The US has reached a deal with Canada to lift tariffs on steel and aluminium imports in a move that could lead to approval for a new North American trade deal.
In a joint statement, the US and Canada announced that a 25 percent tariff on steel imports, and of 10 percent on aluminium, will end in 48 hours.
It is widely expected the US and Mexico will made a similar announcement soon.
The US implemented the tariffs last year on grounds of "national security".
Under the agreement, there will be no quotas on how much steel or aluminium the three countries buy from overseas.
However, the US and Canada will monitor imports and if a country is determined to be buying in too much, one of the other nations can request a consultation and potentially re-impose tariffs.
Getting rid of the tariffs is viewed as a key hurdle to approval for the US-Mexico-Canada Agreement trade deal (USMCA) which was signed in 2018. It replaced the North American Free Trade Agreement.
Meanwhile, President Donald Trump has delayed a decision on whether to impose levies on cars and car parts imports.
The White House has put back the decision by six months to allow more time for trade talks with the European Union and Japan.

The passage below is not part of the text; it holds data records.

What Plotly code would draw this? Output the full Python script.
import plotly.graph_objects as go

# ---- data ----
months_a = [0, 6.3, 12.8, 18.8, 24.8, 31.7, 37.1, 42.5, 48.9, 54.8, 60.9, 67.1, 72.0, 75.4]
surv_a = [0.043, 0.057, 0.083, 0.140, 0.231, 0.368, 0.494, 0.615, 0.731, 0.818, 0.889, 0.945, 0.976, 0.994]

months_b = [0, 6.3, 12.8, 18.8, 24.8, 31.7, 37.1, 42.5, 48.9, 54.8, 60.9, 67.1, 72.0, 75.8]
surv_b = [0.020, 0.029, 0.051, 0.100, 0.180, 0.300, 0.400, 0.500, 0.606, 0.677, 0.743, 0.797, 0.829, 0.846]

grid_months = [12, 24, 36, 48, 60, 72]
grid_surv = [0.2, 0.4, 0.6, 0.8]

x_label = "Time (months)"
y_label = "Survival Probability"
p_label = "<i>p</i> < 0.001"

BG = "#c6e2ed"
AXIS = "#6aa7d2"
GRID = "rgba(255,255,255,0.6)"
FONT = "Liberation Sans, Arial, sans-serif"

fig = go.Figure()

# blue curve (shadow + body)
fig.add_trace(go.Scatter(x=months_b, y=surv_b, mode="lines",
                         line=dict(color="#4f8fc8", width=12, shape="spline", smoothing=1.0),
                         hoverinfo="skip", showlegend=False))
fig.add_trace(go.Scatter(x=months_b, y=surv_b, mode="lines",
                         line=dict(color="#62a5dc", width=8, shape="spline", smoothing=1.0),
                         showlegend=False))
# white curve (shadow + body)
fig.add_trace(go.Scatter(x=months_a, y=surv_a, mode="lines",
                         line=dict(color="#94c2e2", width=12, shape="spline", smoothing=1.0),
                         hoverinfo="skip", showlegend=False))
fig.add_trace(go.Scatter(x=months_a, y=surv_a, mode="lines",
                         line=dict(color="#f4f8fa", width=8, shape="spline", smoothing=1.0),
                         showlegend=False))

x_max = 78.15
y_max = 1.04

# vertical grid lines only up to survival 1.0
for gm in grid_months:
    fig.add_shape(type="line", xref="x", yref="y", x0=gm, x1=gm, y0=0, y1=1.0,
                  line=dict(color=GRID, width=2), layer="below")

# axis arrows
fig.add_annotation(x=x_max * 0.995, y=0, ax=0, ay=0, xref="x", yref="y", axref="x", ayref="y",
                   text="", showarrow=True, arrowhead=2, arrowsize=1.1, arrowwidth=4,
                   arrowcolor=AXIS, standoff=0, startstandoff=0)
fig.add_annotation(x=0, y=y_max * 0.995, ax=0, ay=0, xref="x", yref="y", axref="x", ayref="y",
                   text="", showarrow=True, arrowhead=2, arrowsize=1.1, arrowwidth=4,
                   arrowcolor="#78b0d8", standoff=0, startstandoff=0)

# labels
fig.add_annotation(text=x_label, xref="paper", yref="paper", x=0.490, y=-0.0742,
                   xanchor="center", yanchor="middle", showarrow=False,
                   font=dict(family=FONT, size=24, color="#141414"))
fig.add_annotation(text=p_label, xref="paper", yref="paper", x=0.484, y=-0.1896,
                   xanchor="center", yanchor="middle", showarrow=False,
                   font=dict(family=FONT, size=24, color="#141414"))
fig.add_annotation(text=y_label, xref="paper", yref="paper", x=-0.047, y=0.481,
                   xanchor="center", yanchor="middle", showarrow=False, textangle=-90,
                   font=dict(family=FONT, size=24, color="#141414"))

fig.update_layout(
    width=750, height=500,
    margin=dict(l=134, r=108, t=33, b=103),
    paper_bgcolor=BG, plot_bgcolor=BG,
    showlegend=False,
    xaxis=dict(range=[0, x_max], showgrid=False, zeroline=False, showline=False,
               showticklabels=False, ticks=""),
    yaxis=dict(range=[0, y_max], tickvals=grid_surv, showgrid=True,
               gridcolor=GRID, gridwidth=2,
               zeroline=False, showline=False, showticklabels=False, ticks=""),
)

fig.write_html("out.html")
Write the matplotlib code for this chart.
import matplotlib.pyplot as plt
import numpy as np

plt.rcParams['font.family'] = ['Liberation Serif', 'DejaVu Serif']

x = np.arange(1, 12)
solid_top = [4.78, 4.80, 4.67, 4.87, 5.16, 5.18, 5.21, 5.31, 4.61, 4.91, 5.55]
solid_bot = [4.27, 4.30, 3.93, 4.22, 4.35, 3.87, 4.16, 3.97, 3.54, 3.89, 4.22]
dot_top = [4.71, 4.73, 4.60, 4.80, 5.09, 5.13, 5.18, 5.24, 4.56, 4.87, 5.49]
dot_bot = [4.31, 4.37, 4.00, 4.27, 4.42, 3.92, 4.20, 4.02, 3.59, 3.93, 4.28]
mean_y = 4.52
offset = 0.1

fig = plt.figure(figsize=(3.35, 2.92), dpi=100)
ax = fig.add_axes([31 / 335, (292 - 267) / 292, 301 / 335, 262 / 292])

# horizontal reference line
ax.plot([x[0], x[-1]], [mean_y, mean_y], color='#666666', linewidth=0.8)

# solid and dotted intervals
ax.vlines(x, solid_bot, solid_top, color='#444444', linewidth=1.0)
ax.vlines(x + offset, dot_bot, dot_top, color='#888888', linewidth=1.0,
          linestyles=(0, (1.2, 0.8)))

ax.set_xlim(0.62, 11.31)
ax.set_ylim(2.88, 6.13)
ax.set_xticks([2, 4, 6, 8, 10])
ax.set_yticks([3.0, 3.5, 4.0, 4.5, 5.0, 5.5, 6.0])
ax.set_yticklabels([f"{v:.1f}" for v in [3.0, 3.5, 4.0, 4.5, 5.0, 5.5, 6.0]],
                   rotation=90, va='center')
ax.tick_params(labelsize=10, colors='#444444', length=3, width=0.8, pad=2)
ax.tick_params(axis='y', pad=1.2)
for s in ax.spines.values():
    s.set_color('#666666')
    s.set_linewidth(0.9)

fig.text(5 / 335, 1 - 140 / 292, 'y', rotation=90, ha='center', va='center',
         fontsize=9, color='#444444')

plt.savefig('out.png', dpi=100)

Tariffs of up to 25 percent on imported cars and car parts were under consideration.
A report by the Commerce Department claimed that imports of foreign-made cars and auto parts into the US were a threat to national security.
The report has not been published, but in Friday's announcement Mr Trump cited its findings which conclude that US carmakers are missing out on revenues to invest in research and development (R&D).

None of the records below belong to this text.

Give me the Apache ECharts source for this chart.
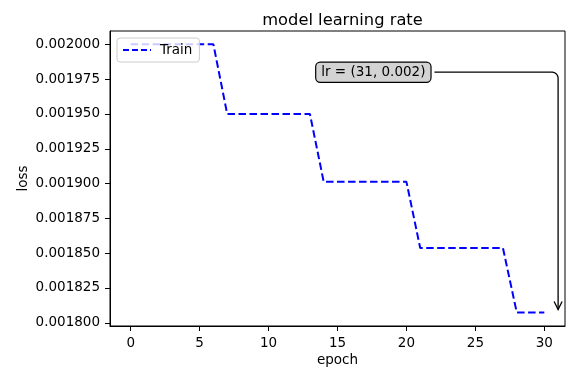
<!DOCTYPE html>
<html>
<head>
<meta charset="utf-8">
<script src="https://cdn.jsdelivr.net/npm/echarts@6/dist/echarts.min.js"></script>
<style>html,body{margin:0;padding:0;background:#fff}#c{width:575px;height:369px}</style>
</head>
<body>
<div id="c"></div>
<script>
// ---- data ----
const epochs = [0,1,2,3,4,5,6,7,8,9,10,11,12,13,14,15,16,17,18,19,20,21,22,23,24,25,26,27,28,29,30];
const lrValues = [
  0.002, 0.002, 0.002, 0.002, 0.002, 0.002, 0.002,
  0.00195, 0.00195, 0.00195, 0.00195, 0.00195, 0.00195, 0.00195,
  0.00190125, 0.00190125, 0.00190125, 0.00190125, 0.00190125, 0.00190125, 0.00190125,
  0.0018537, 0.0018537, 0.0018537, 0.0018537, 0.0018537, 0.0018537, 0.0018537,
  0.0018074, 0.0018074, 0.0018074
];
const xTicks = [0, 5, 10, 15, 20, 25, 30];
const yTicks = [0.0018, 0.001825, 0.00185, 0.001875, 0.0019, 0.001925, 0.00195, 0.001975, 0.002];
const seriesName = 'Train';
const titleText = 'model learning rate';
const xName = 'epoch';
const yName = 'loss';
const annotText = 'lr = (31, 0.002)';
const annotPoint = [31, 0.0018074];
const annotTextPos = [17.6, 0.00198];

const FONT = 'DejaVu Sans';
const chart = echarts.init(document.getElementById('c'), null, {renderer: 'canvas'});
const seriesData = epochs.map((e, i) => [e, lrValues[i]]);

const option = {
  animation: false,
  textStyle: {fontFamily: FONT},
  title: {
    text: titleText, left: 337.5, top: 8, textAlign: 'center',
    textStyle: {fontFamily: FONT, fontSize: 16.3, fontWeight: 'normal', color: '#000'}
  },
  grid: {left: 110, right: 10, top: 31, bottom: 43, show: true, borderColor: '#000', borderWidth: 1,
    backgroundColor: 'transparent', containLabel: false, outerBoundsMode: 'none'},
  legend: {
    left: 117, top: 38, orient: 'vertical',
    padding: [5, 7, 5, 5], itemWidth: 28, itemHeight: 12, itemGap: 4,
    backgroundColor: 'rgba(255,255,255,0.8)', borderColor: '#cccccc', borderWidth: 1, borderRadius: 3,
    textStyle: {fontFamily: FONT, fontSize: 13.5, color: '#000', padding: [0, 0, 0, 4]},
    itemStyle: {color: 'rgba(0,0,0,0)', borderWidth: 0},
    lineStyle: {color: '#0000ff', width: 2, type: [6, 3]},
    data: [seriesName]
  },
  xAxis: {
    type: 'value', min: -1.5, max: 31.5,
    name: xName, nameLocation: 'middle', nameGap: 27, nameMoveOverlap: false,
    nameTextStyle: {fontFamily: FONT, fontSize: 13.5, color: '#000'},
    splitLine: {show: false},
    axisLine: {show: true, onZero: false, lineStyle: {color: '#000', width: 1}},
    axisTick: {show: true, length: 5, customValues: xTicks, lineStyle: {color: '#000'}},
    axisLabel: {customValues: xTicks, margin: 10, fontFamily: FONT, fontSize: 13.5, color: '#000'}
  },
  yAxis: {
    type: 'value', min: 0.0017977, max: 0.0020096,
    name: yName, nameLocation: 'middle', nameGap: 80, nameRotate: 90, nameMoveOverlap: false,
    nameTextStyle: {fontFamily: FONT, fontSize: 13.5, color: '#000'},
    splitLine: {show: false},
    axisLine: {show: true, onZero: false, lineStyle: {color: '#000', width: 1}},
    axisTick: {show: true, length: 5, customValues: yTicks, lineStyle: {color: '#000'}},
    axisLabel: {customValues: yTicks, margin: 10, fontFamily: FONT, fontSize: 13.5, color: '#000',
      formatter: v => v.toFixed(6)}
  },
  series: [{
    name: seriesName, type: 'line', data: seriesData, symbol: 'none', showSymbol: false,
    lineStyle: {color: '#0000ff', width: 2, type: [7.5, 3.5]},
    itemStyle: {color: '#0000ff'}
  }]
};
chart.setOption(option);

function drawExtras() {
  const tip = chart.convertToPixel({gridIndex: 0}, annotPoint);
  const tc = chart.convertToPixel({gridIndex: 0}, annotTextPos);
  const fontStr = '13.5px "' + FONT + '"';
  const ctx = document.createElement('canvas').getContext('2d');
  ctx.font = fontStr;
  const tw = ctx.measureText(annotText).width;
  const padX = 5;
  const boxRight = tc[0] + tw / 2 + padX + 1;
  const x = tip[0], y = tc[1];
  const r = 6;
  const tipY = tip[1] - 3;
  const corner = [];
  for (let k = 0; k <= 6; k++) {
    const a = Math.PI / 2 * k / 6;
    corner.push([x - r + r * Math.sin(a), y + r - r * Math.cos(a)]);
  }
  const pts = [[boxRight + 3, y]].concat(corner).concat([[x, tipY]]);
  chart.setOption({
    graphic: [
      {type: 'polyline', id: 'arrow', shape: {points: pts}, style: {fill: null, stroke: '#000', lineWidth: 1.3}, z: 10},
      {type: 'polyline', id: 'arrowhead', shape: {points: [[x - 4, tipY - 8], [x, tipY], [x + 4, tipY - 8]]}, style: {fill: null, stroke: '#000', lineWidth: 1.3}, z: 10},
      {type: 'text', id: 'annot', x: tc[0], y: tc[1], z: 11,
        style: {text: annotText, align: 'center', verticalAlign: 'middle', font: fontStr, fill: '#000',
          backgroundColor: '#d3d3d3', borderColor: '#000', borderWidth: 1.2, borderRadius: 4, padding: [3, padX, 2, padX]}}
    ]
  });
}
drawExtras();
</script>
</body>
</html>
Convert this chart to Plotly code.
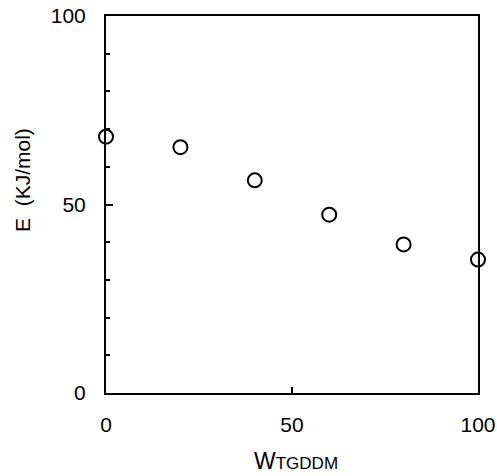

It said: "The lag in R&D expenditures by American-owned producers is weakening innovation and, accordingly, threatening to impair our national security."
The president said he agreed with the study's finding that imported cars and trucks were "weakening our internal economy".
The delay comes at a critical time for the US and its trade relations with other countries.
On Monday, Beijing implemented retaliatory tariffs on US imports after Mr Trump lifted levies on a further $200bn of Chinese goods, following a breakdown in trade talks between the two nations.
The US President characterised it as a "little squabble".
However, shortly afterwards, Mr Trump declared a "national emergency" to protect US computer networks from "foreign adversaries".
While the announcement did not name any individual companies, it was widely perceived to be directed at Huawei, the Chinese telecoms equipment maker, which has faced claims its products could be used by China for surveillance.
Huawei has vehemently denied the allegations.
Mr Trump has taken an aggressive attitude in the past towards cars made outside the US.
In 2017, he warned car makers that if they built cars in Mexico for export to the US then they would attract a 35% tax.
Most of the major car firms have plants in Mexico and the industry has warned that tariffs would result in higher prices and threaten jobs in the US.
The EU has threatened to respond if the US lifts tariffs on imports of European cars.
Cecilia Malmstrom, European Commissioner for Trade, told Bloomberg earlier this week that the EU was already considering which US products to target with higher levies if Mr Trump's administration went ahead with the move.
She said: "We are already preparing a list of possible items that would be on that list.
"The moment this is official - if this happens, I still hope it won't - then we would publish that list."
Last year, the EU imposed higher tariffs on some US goods, including Harley Davidson motorcycles, in retaliation for Washington's decision to raise duties on imported steel and aluminium.